SECURITIES AND EXCHANGE COMMISSION

Washington, DC 20549

 

 

FORM 8-K

 

 

CURRENT REPORT

Pursuant to Section 13 or 15(d) of

the Securities Exchange Act of 1934

Date of Report (Date of earliest event reported): May 23, 2013

 

 

Federal-Mogul Corporation

(Exact name of registrant as specified in its charter)

 

 

 

Delaware   001-34029   20-8350090

(State or other jurisdiction

of incorporation)

 

(Commission

File Number)

 

(I.R.S. Employer

Identification No.)

 

26555 Northwestern Highway,

Southfield, Michigan

  48033
(Address of principal executive offices)   (Zip Code)

(248) 354-7700

(Registrant’s telephone number, including area code)

N/A

(Former name or former address, if changed since last report.)

 

 

Check the appropriate box below if the Form 8-K filing is intended to simultaneously satisfy the filing obligation of the registrant under any of the following provisions (see General Instruction A.2. below):

 

¨ Written communications pursuant to Rule 425 under the Securities Act (17 CFR 230.425)

 

¨ Soliciting material pursuant to Rule 14a-12 under the Exchange Act (17 CFR 240.14a-12)

 

¨ Pre-commencement communications pursuant to Rule 14d-2(b) under the Exchange Act (17 CFR 240.14d-2(b))

 

¨ Pre-commencement communications pursuant to Rule 13e-4(c) under the Exchange Act (17 CFR 240.13e-4(c))

 

 

 


Item 5.02. Departure of Directors or Certain Officers; Election of Directors; Appointment of Certain Officers; Compensatory Arrangements of Certain Officers.

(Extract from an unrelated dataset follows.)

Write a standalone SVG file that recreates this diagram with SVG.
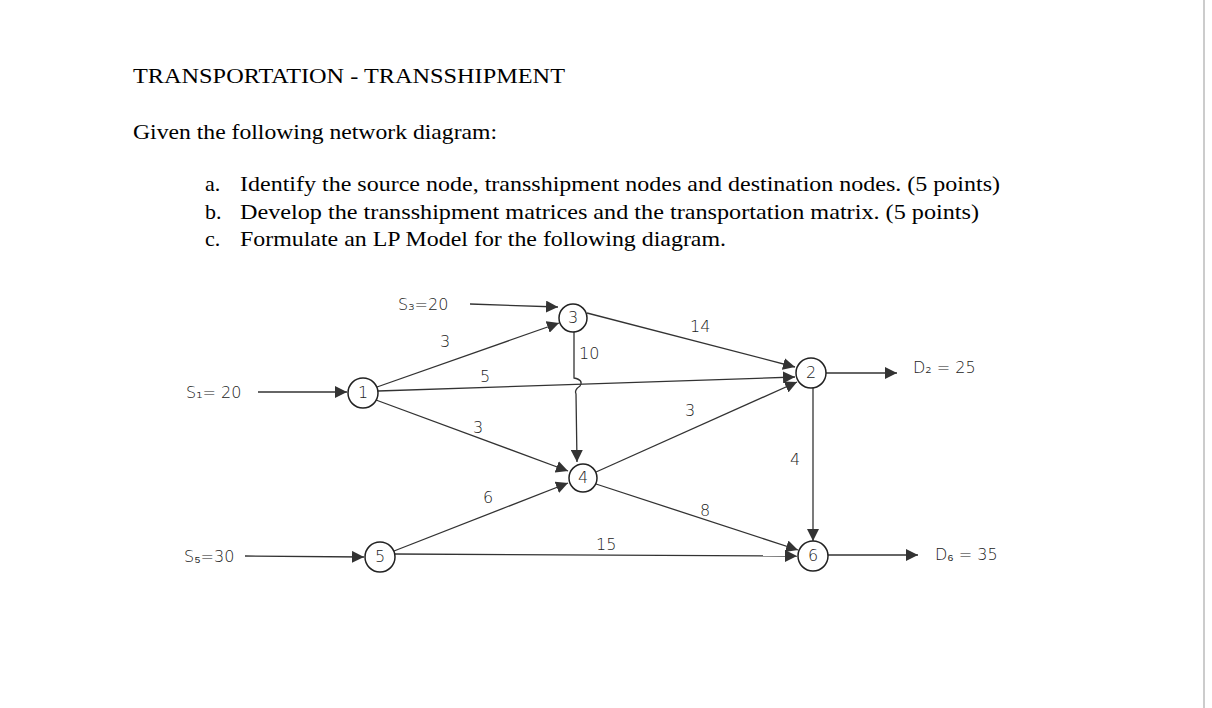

On May 23, 2013, the Board of Directors of Federal-Mogul Corporation (the “Company”) accepted the resignation of Michael Broderick as Co-Chief Executive Officer of the Company and Chief Executive Officer, Vehicle Components Segment, effectively immediately. The Company expects to enter into a separation agreement with Mr. Broderick in connection with his resignation.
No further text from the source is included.